PJ: Governor Rick Perry once declared that Texas might secede from the union. He's a populist, gun-toting, pro-life, stimulus hating politician who paints himself as a fiscal conservative. He was very vocal about his disgust of Obama's stimulus funding even though he took the money to balance his state's budget (http://www.theatlanticwire.com/politics/2011/01/stimulus-hating-gov-rick-perry-used-stimulus-to-balance-texas-budget/21369/) and by doing so now claims victory in righting his state's fiscal imbalance (careful not to credit federal government help). Yep, he's got everything that the Tea Party is searching for including that all important dose of hypocrisy.
The Guardian
Beware Rick Perry, the Republican party's real deal
Texas governor Rick Perry can unite the warring factions of the Republican party – and prove a formidable foe for Obama
By Richard Adams
Rick Perry will enter the Republican presidential contest and he will win the party's nomination. A bold prediction? Not really, not when you consider the noises coming out of Texas and the ungainly sight of the other candidates.

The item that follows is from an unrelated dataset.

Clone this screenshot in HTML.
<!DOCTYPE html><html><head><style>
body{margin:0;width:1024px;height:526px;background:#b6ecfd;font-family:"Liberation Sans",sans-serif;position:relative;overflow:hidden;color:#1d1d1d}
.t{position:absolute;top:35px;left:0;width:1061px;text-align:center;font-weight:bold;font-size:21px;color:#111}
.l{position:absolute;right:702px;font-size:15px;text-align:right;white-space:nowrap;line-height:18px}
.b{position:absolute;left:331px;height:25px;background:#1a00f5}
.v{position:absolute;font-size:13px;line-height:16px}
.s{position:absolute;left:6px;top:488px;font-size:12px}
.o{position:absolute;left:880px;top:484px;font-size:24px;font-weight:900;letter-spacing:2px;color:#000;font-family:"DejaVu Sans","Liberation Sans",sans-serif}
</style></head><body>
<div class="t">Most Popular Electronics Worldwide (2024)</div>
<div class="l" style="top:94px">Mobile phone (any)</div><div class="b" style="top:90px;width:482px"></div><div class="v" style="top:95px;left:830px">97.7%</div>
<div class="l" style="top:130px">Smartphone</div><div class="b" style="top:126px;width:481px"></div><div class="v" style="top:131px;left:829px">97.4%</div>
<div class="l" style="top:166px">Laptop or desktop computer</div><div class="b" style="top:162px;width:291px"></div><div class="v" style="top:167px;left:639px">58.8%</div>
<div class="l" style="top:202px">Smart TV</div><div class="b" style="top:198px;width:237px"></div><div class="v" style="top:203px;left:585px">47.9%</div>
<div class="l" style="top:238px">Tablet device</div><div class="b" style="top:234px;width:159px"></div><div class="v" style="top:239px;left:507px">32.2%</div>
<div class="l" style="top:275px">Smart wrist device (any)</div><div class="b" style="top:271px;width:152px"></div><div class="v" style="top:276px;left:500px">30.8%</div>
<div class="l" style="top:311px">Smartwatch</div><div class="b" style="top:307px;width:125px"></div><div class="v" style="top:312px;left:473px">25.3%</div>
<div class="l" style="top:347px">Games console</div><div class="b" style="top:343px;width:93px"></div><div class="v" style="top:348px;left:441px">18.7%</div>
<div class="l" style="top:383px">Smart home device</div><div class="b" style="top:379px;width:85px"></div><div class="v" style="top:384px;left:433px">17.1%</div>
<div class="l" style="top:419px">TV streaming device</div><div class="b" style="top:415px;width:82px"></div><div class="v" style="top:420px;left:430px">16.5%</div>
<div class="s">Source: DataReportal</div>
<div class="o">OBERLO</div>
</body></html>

When he does, Democrats will probably make the mistake of thinking that hanging a "George W Bush 2" label around the Texas governor's neck will sink him. Maybe it won't help Perry win the presidency in 2012 but it's hardly a bar to winning the Republican nomination.
The Wall Street Journal felt confident enough to blog that a "normally reliable Republican source reports that Mr Perry has surveyed the field and decided to get in the race later this summer". That's the latest in a chorus of winks, nods, nudges and arched eyebrows from the Lone Star state that Perry is indeed running – even if the official response is "He hasn't made up his mind."
This is significant for two reasons. One is that Perry will win the Republican nomination, barring a "live boy or dead girl" scenario. The other is that it spares the Republican party the long national nightmare of a Sarah Palin candidacy.
On the first point, none of the other candidates in the GOP race have the stature or experience of Perry. He has been governor of Texas since 2000, is an Air Force veteran, has what could be described as Warren Beatty good-looks, and ticks every box on the conservative Republican wishlist, all the way from abortion to something beginning with Z.
Having Texas as a political base gives him some huge advantages. One is the fundraising potential, gifting Perry a goldmine that the likes of Mitt Romney or Michele Bachmann can't enter. The other is the cluster of political support that Perry has built up, giving him a deep pool of staff, backers and volunteers. And Texas boasts 149 delegates to the Republican convention, the most of any state other than California. (New Hampshire, in contrast, has just 20.)
Perry's record as governor of Texas might not delight Democrats but he's a hero in Republican circles for his rock-ribbed conservatism and gun-toting populism. That makes him the only candidate able to span the Tea Party and more mainstream Republican wings of the party, on both social and economic issues. And the private sector job creation that Texas can boast under Perry's leadership gives him an enviable record that his primary rivals (and Obama) will find difficult to rebut.
Added to all that is the fact that Perry has won three gubernatorial elections after bitterly contested Republican primaries in Texas. So he knows how to win an intra-party struggle in a big state – something that can't be said for the likes of Romney. His demolition of US Senator Kay Bailey Hutchison in the 2010 Republican primary was a case in point, a brilliant if bare-knuckle campaign.
Perry also has something that the other Republican candidates – with the exception of Palin – lack: an easy rapport with regular voters. Perry easily wins the "most like to have a beer with" test.
On top of all that, Perry will be the only credible Southern candidate in a set of Republican primaries where the rewards are heavily tilted towards the South. While all the attention is now on Iowa and New Hampshire, the real test comes in South Carolina, a bellwether of the solid Republican states. And it's hard to imagine Perry getting beaten there by a Romney or a Huntsman.
As for Palin, while she has played cat-and-mouse with the media, she has also said repeatedly that she won't run if there's a candidate she deems to be acceptable. Perry is likely to fit that bill. A Perry campaign probably means no Palin campaign – a thought that may subtract from the amusement of the nation but is a godsend for the Republican party.
Winning the Republican nomination is one thing, winning the general election is another entirely. From what I read and hear, Democrats and the Washington-based media seem to think that America isn't ready for another Texas governor as president so soon after George Bush. I wouldn't be so sure. For one thing, Perry has never been close to the Bush cadre – in the 2010 Texas primary George HW Bush and Dick Cheney endorsed Perry's opponent. For another, I doubt regular voters care that much.
Certainly, if the Obama campaign thinks that all it has to do to defeat Perry is label him as "Bush Lite" or similar, then it needs to have a Plan B ready if and when that fails to work.